— START OF Given records —

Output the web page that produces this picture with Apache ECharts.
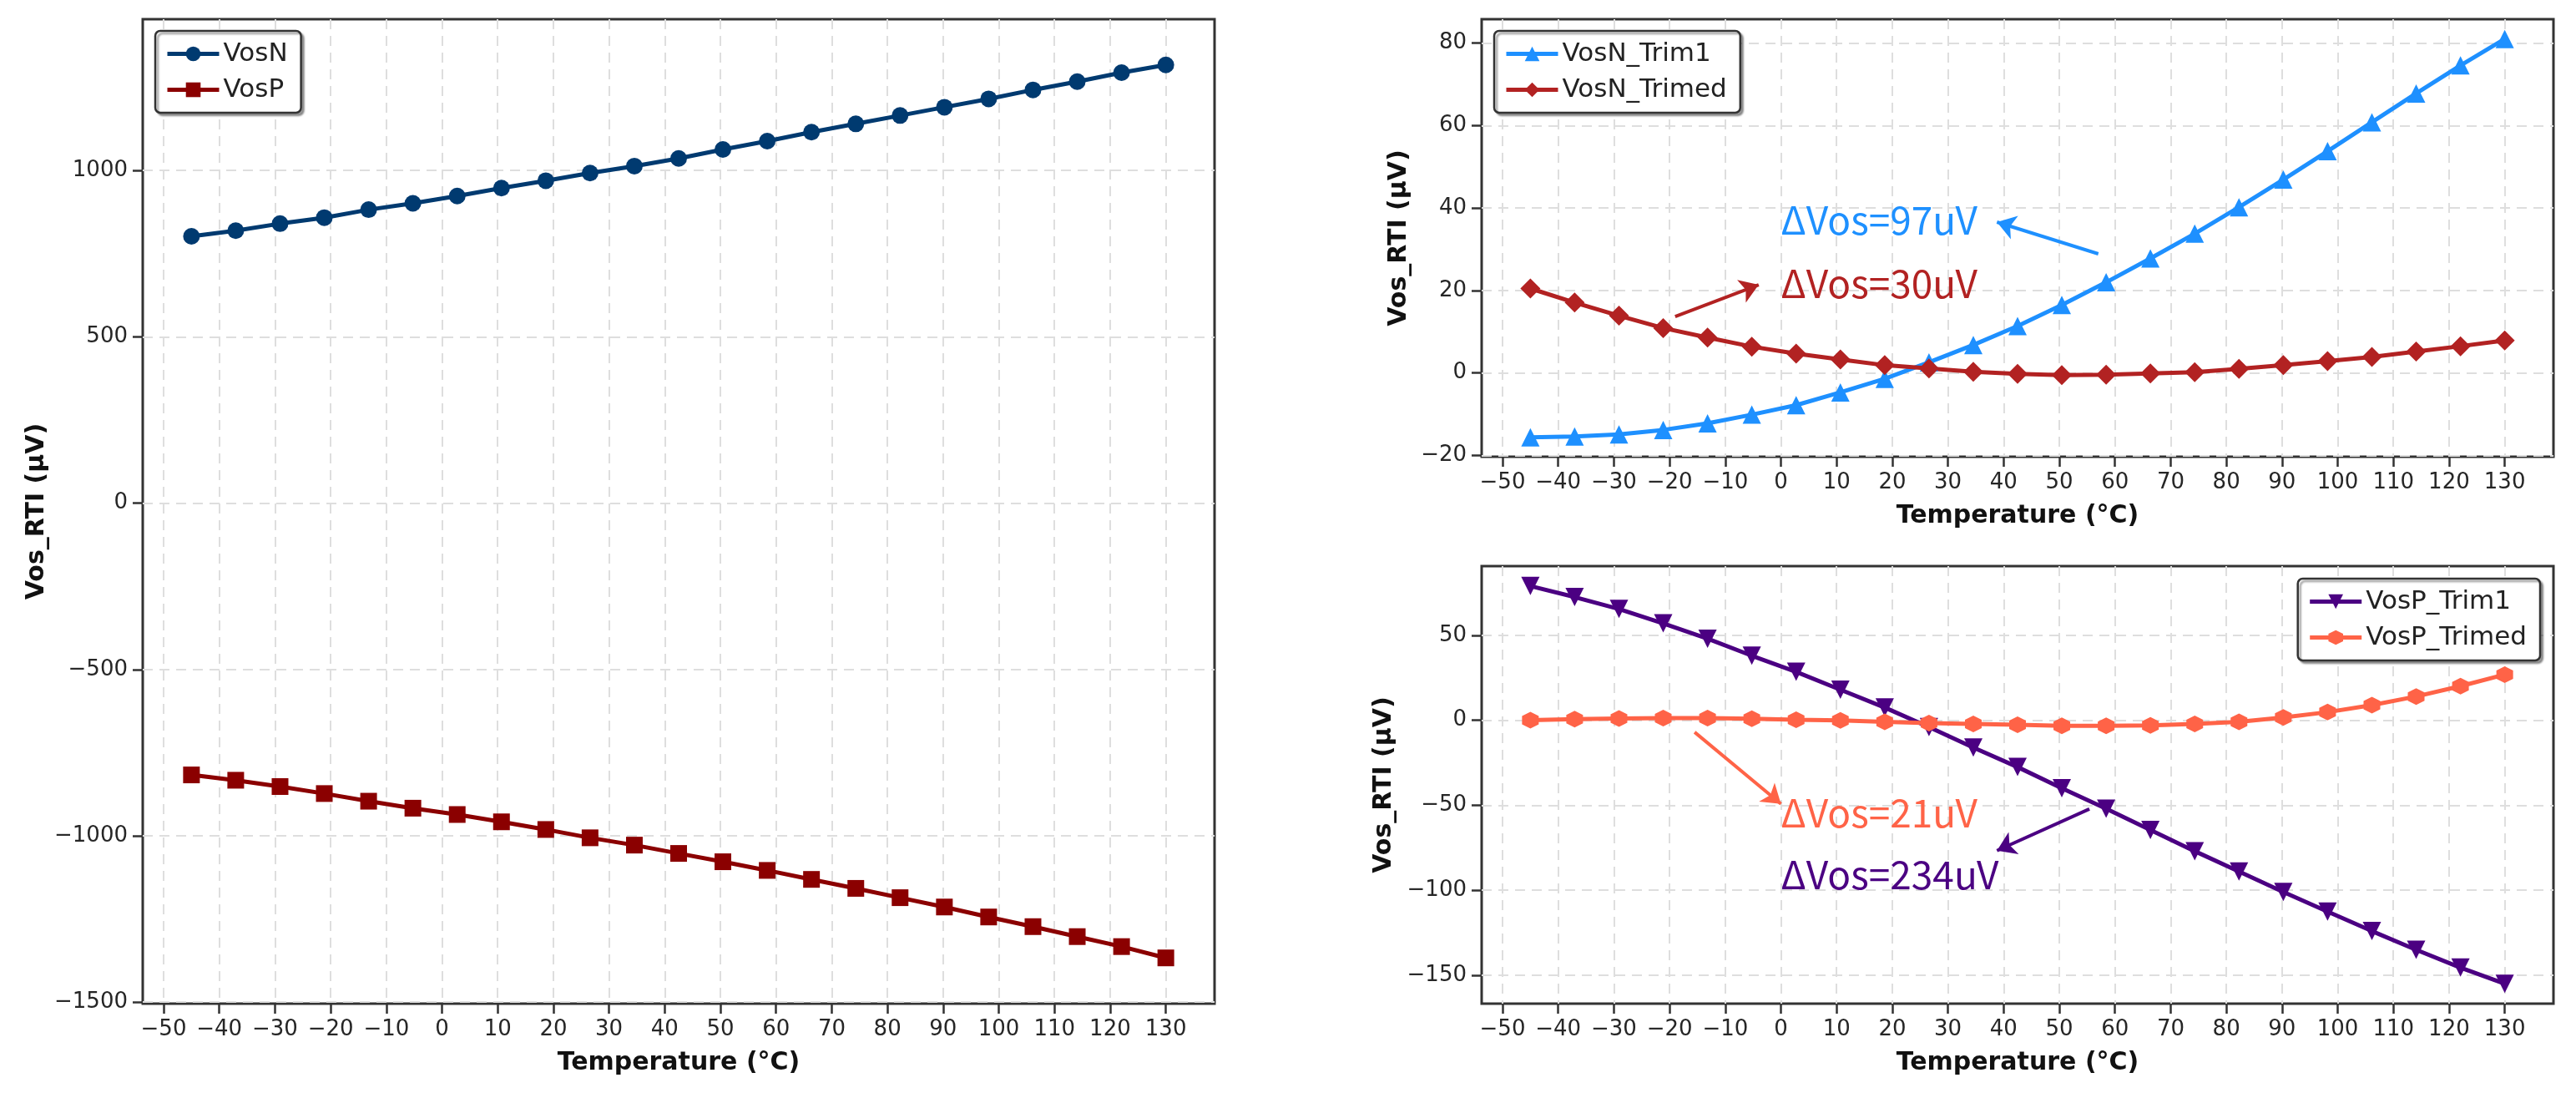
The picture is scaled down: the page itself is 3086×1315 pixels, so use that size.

— END OF Given records —
— START OF Given records —

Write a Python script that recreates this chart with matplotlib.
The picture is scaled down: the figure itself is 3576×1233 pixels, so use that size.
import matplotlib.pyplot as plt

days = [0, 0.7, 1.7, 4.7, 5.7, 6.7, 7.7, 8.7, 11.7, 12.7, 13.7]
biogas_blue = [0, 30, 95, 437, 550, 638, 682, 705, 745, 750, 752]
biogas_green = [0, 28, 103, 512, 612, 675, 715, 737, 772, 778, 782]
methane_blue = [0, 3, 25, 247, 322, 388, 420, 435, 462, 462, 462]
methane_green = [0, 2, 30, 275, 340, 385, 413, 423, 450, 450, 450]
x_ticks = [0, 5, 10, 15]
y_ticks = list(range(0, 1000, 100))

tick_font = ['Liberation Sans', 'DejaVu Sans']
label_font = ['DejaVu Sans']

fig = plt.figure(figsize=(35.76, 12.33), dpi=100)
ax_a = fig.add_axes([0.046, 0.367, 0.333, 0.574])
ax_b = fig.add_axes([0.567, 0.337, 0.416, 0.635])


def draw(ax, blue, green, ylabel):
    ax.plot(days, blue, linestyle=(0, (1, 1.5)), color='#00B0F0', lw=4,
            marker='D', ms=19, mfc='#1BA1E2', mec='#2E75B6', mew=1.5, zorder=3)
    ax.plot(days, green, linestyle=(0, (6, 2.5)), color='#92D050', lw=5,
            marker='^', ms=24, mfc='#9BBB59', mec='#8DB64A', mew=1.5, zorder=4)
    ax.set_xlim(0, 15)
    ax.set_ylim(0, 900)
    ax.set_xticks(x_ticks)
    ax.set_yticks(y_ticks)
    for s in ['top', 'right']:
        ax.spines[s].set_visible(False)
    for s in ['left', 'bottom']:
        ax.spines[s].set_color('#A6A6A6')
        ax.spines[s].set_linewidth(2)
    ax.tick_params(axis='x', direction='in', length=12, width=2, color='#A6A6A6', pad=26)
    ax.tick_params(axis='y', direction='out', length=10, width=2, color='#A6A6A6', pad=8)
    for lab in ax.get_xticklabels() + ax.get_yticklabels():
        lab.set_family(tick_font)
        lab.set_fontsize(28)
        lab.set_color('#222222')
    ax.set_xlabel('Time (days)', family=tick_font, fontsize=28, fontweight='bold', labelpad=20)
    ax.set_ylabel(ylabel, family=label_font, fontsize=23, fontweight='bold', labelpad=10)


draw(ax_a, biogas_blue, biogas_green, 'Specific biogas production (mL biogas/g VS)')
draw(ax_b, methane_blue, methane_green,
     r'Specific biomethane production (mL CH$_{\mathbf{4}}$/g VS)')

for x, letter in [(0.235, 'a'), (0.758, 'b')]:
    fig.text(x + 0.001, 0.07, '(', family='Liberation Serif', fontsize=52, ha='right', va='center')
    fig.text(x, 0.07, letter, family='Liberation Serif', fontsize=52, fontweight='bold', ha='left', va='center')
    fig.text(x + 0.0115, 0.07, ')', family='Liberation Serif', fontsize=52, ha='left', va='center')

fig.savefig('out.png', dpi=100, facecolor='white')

— END OF Given records —

• _Objective_
Can you repeat, word for word, every line above from the one containing "Write a Python" down to the one containing "ax_b = fig.add_axes([0.567, 0.337, 0.416, 0.635])", including both?

• _Answer to the exercise_
Write a Python script that recreates this chart with matplotlib.
The picture is scaled down: the figure itself is 3576×1233 pixels, so use that size.
import matplotlib.pyplot as plt

days = [0, 0.7, 1.7, 4.7, 5.7, 6.7, 7.7, 8.7, 11.7, 12.7, 13.7]
biogas_blue = [0, 30, 95, 437, 550, 638, 682, 705, 745, 750, 752]
biogas_green = [0, 28, 103, 512, 612, 675, 715, 737, 772, 778, 782]
methane_blue = [0, 3, 25, 247, 322, 388, 420, 435, 462, 462, 462]
methane_green = [0, 2, 30, 275, 340, 385, 413, 423, 450, 450, 450]
x_ticks = [0, 5, 10, 15]
y_ticks = list(range(0, 1000, 100))

tick_font = ['Liberation Sans', 'DejaVu Sans']
label_font = ['DejaVu Sans']

fig = plt.figure(figsize=(35.76, 12.33), dpi=100)
ax_a = fig.add_axes([0.046, 0.367, 0.333, 0.574])
ax_b = fig.add_axes([0.567, 0.337, 0.416, 0.635])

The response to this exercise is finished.